The US-based operations of Belgian retailer Delhaize have been one of the principal causes of the company's poor financial performance in recent months, but this has not prevented the group from expanding its business in the North American market.
Delhaize has today announced that it is to buy 43 Harveys supermarkets, located in central and south Georgia and the Tallahassee area of Florida, for $26.1 million (€24.2m) plus a further $18 million in debt.
The aim of the acquisition is to strengthen the European company's Food Lion supermarket chain, one of the retailers hardest hit by the current downturn in US consumer spending. Food Lion's presence in these parts of Georgia and Florida is weak, and the Harveys stores will help plug the gap.
Delhaize also operates under the Hannaford and Kash n' Karry banners in the US.
Last month the Belgian group reported a 13.2 per cent drop in first half sales to €9.2 billion, due mainly to the 19.2 per cent slide in the value of the US dollar compared to the euro and the sale of 42 underperforming stores, most of which were Food Lion outlets.
But Delhaize stressed that the underlying performance from its US business was good, with organic sales growth of 1.6 per cent due to improving sales at Food Lion and Kash n' Karry and the continued strong performance from Hannaford.
The company said it had also introduced a new inventory management system at Food Lion which was expected to lead to significant improvements in margins.
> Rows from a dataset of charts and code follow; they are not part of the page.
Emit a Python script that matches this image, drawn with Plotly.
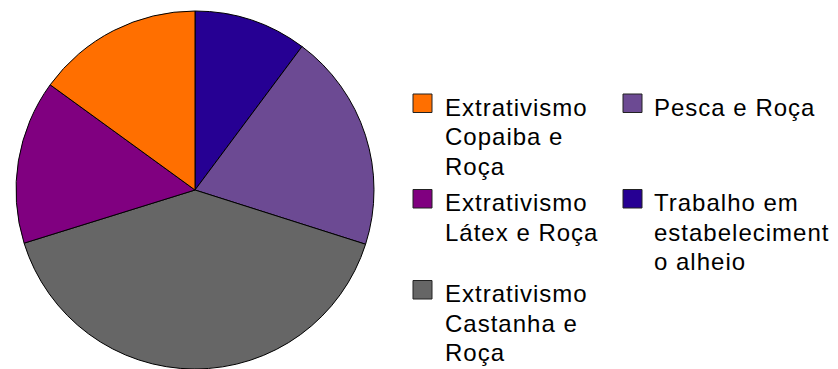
import plotly.graph_objects as go

# Share of households by main source of income (%)
categories = [
    "Trabalho em estabelecimento alheio",
    "Pesca e Roça",
    "Extrativismo Castanha e Roça",
    "Extrativismo Látex e Roça",
    "Extrativismo Copaiba e Roça",
]
values = [10.2, 19.7, 40.3, 14.8, 15.0]
colors = ["#260093", "#6C4A93", "#666666", "#800080", "#FF6F00"]

# Legend entries, read left-to-right then top-to-bottom, with their wrapped text
legend_order = [
    "Extrativismo Copaiba e Roça",
    "Pesca e Roça",
    "Extrativismo Látex e Roça",
    "Trabalho em estabelecimento alheio",
    "Extrativismo Castanha e Roça",
]
legend_lines = {
    "Extrativismo Copaiba e Roça": ["Extrativismo", "Copaiba e", "Roça"],
    "Pesca e Roça": ["Pesca e Roça"],
    "Extrativismo Látex e Roça": ["Extrativismo", "Látex e Roça"],
    "Trabalho em estabelecimento alheio": ["Trabalho em", "estabeleciment", "o alheio"],
    "Extrativismo Castanha e Roça": ["Extrativismo", "Castanha e", "Roça"],
}

W, H = 838, 369
FONT = "Liberation Sans, Arial, sans-serif"
FS = 24

fig = go.Figure(
    go.Pie(
        labels=categories,
        values=values,
        sort=False,
        direction="clockwise",
        rotation=0,
        marker=dict(colors=colors, line=dict(color="#000000", width=1)),
        textinfo="none",
        showlegend=False,
        domain=dict(x=[16 / W, 374 / W], y=[0, 358 / H]),
    )
)

# Hand-built two-column legend
col_square_x = [413, 623]
col_text_x = [444, 653]
row_baseline = [115.5, 211, 302]
line_step = 29.5
ascent = 22.7  # top-anchored annotation: distance from box top to baseline

shapes = []
annotations = []
color_of = dict(zip(categories, colors))
for i, name in enumerate(legend_order):
    row, col = divmod(i, 2)
    base = row_baseline[row]
    x0 = col_square_x[col]
    shapes.append(
        dict(
            type="rect",
            xref="paper",
            yref="paper",
            x0=x0 / W,
            x1=(x0 + 19) / W,
            y0=1 - (base - 3) / H,
            y1=1 - (base - 21.5) / H,
            fillcolor=color_of[name],
            line=dict(color="#222222", width=1),
        )
    )
    for k, txt in enumerate(legend_lines[name]):
        b = base + k * line_step
        annotations.append(
            dict(
                xref="paper",
                yref="paper",
                x=col_text_x[col] / W,
                y=1 - (b - ascent) / H,
                xanchor="left",
                yanchor="top",
                text=f'<span style="letter-spacing:1px">{txt}</span>',
                showarrow=False,
                borderpad=0,
                font=dict(family=FONT, size=FS, color="#000000"),
            )
        )

fig.update_layout(
    width=W,
    height=H,
    margin=dict(l=0, r=0, t=0, b=0),
    paper_bgcolor="#FFFFFF",
    plot_bgcolor="#FFFFFF",
    shapes=shapes,
    annotations=annotations,
)

fig.write_html("out.html")
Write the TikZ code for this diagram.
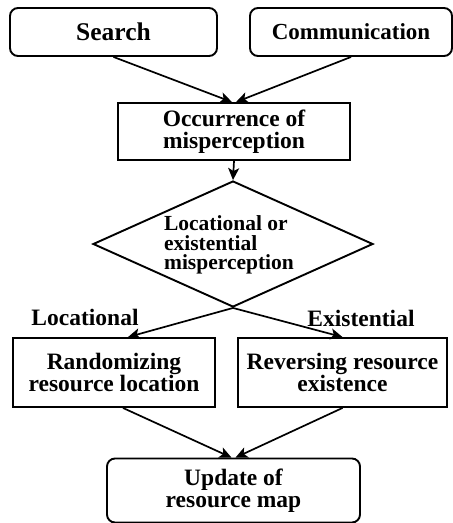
\documentclass[tikz,border=0pt]{standalone}
\usepackage{fontspec}
\setmainfont{Liberation Serif}
\usetikzlibrary{shapes.geometric,arrows.meta}

\begin{document}
\begin{tikzpicture}[x=1pt, y=-1pt,
    rbox/.style={draw, rounded corners=8pt, line width=1.9pt, align=center,
      font=\bfseries\fontsize{23.5}{22}\selectfont, inner sep=2pt},
    sbox/.style={draw, line width=1.9pt, align=center,
      font=\bfseries\fontsize{23.5}{22}\selectfont, inner sep=2pt},
    decide/.style={draw, diamond, aspect=2.2, line width=1.9pt, inner sep=0pt,
      minimum width=280pt, minimum height=126pt},
    flow/.style={-{Stealth[length=12pt, width=11pt, inset=3pt]}, line width=1.7pt},
    lbl/.style={font=\bfseries\fontsize{23.5}{22}\selectfont, inner sep=0pt},
  ]
  \useasboundingbox (0,0) rectangle (453,523);

  \node[rbox, minimum width=207pt, minimum height=48pt,
    font=\bfseries\fontsize{25.5}{25}\selectfont] (search) at (113.5,32) {Search};
  \node[rbox, minimum width=202pt, minimum height=48pt,
    font=\bfseries\fontsize{23}{23}\selectfont] (comm) at (351,32) {Communication};
  \node[sbox, minimum width=232pt, minimum height=57pt] (occ) at (234,131.5)
    {Occurrence of\\misperception};

  \node[decide] (dia) at (233,244) {};
  \node[align=left, inner sep=0pt, font=\bfseries\fontsize{21.5}{19.5}\selectfont]
    (diatxt) at (229,245) {Locational or\\existential\\misperception};

  \node[sbox, minimum width=202pt, minimum height=69pt] (rand) at (114,372.5)
    {Randomizing\\resource location};
  \node[sbox, minimum width=209pt, minimum height=69pt] (rev) at (342.5,372.5)
    {Reversing resource\\existence};
  \node[rbox, minimum width=253pt, minimum height=64pt] (upd) at (233.5,490.5)
    {Update of\\resource map};

  \node[lbl] (loc) at (85,317) {Locational};
  \node[lbl] (exi) at (361,318) {Existential};

  \draw[flow] (search.south) -- ([xshift=-2pt]occ.north);
  \draw[flow] (comm.south) -- ([xshift=2pt]occ.north);
  \draw[flow] (occ.south) -- (dia.north);
  \draw[flow] (dia.south) -- ([xshift=14pt]rand.north);
  \draw[flow] (dia.south) -- (rev.north);
  \draw[flow] ([xshift=9pt]rand.south) -- ([xshift=-2pt]upd.north);
  \draw[flow] (rev.south) -- ([xshift=2pt]upd.north);
\end{tikzpicture}
\end{document}
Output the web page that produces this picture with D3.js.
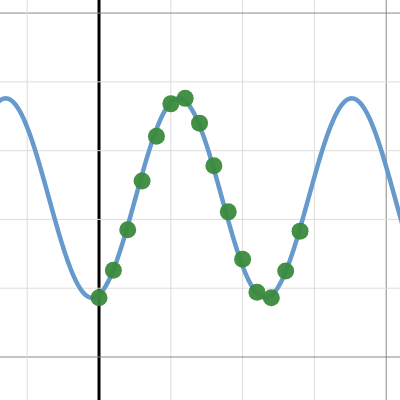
<!DOCTYPE html><html><head><script src="https://d3js.org/d3.v7.min.js"></script>
<style>body{margin:0;background:#fff}</style></head><body><svg width="400" height="400"></svg>
<script>
const xs=[0,0.2,0.4,0.6,0.8,1.0,1.2,1.4,1.6,1.8,2.0,2.2,2.4,2.6,2.8];
const ys=[0.86,1.26,1.85,2.56,3.21,3.68,3.76,3.40,2.78,2.11,1.42,0.94,0.86,1.25,1.83];
const gridX=[-1,0,1,2,3,4];
const gridY=[0,1,2,3,4,5];
const majorX=[4], majorY=[0,5];
const fit={c:2.31,a:1.45,period:2.41,peak:1.11};
const svg=d3.select("svg");
const x=d3.scaleLinear().domain([-1.379,4.192]).range([0,400]);
const y=d3.scaleLinear().domain([5.19,-0.625]).range([0,400]);
svg.selectAll(".gx").data(gridX).join("line").attr("x1",d=>x(d)).attr("x2",d=>x(d)).attr("y1",0).attr("y2",400)
 .attr("stroke",d=>d===0?"#000":majorX.includes(d)?"#888":"#ddd").attr("stroke-width",d=>d===0?3:1);
svg.selectAll(".gy").data(gridY).join("line").attr("y1",d=>y(d)).attr("y2",d=>y(d)).attr("x1",0).attr("x2",400)
 .attr("stroke",d=>majorY.includes(d)?"#888":"#ddd").attr("stroke-width",1);
svg.select("line").raise();
const curveX=d3.range(-1.4,4.25,0.01);
const line=d3.line().x(d=>x(d)).y(d=>y(fit.c+fit.a*Math.cos(2*Math.PI*(d-fit.peak)/fit.period)));
svg.append("path").datum(curveX).attr("d",line).attr("fill","none").attr("stroke","#6699cc").attr("stroke-width",4.5);
svg.selectAll("circle").data(xs).join("circle").attr("cx",d=>x(d)).attr("cy",(d,i)=>y(ys[i])).attr("r",8.5)
 .attr("fill","#3a8a3c").attr("opacity",0.95);
</script></body></html>
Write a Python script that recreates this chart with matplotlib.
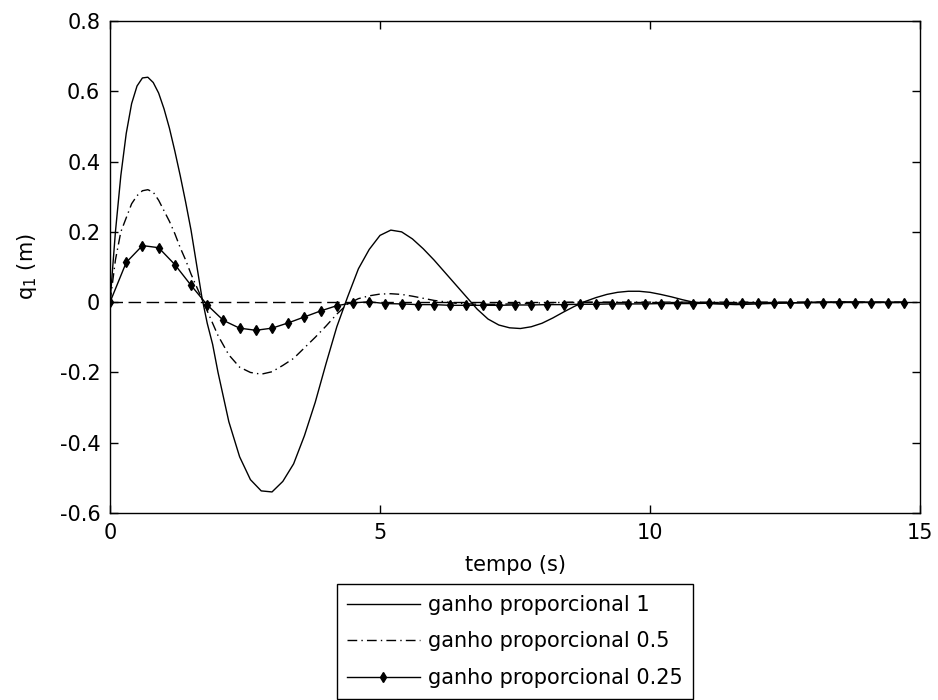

Rick Anicetti, president and CEO of Food Lion and executive vice president of Delhaize, said that the acquisition of Harveys was in line with the company's strategy of "filling in and reinforcing its presence in the company's current geographic footprint".
He stressed that Harveys would continue to operate as a separate organisation, but that it would receive strategic support and assistance from Food Lion. No store closures or layoffs are expected. Most of Harveys' stores are between 18,000 and 35,000 square feet, and seven have an in-store pharmacy.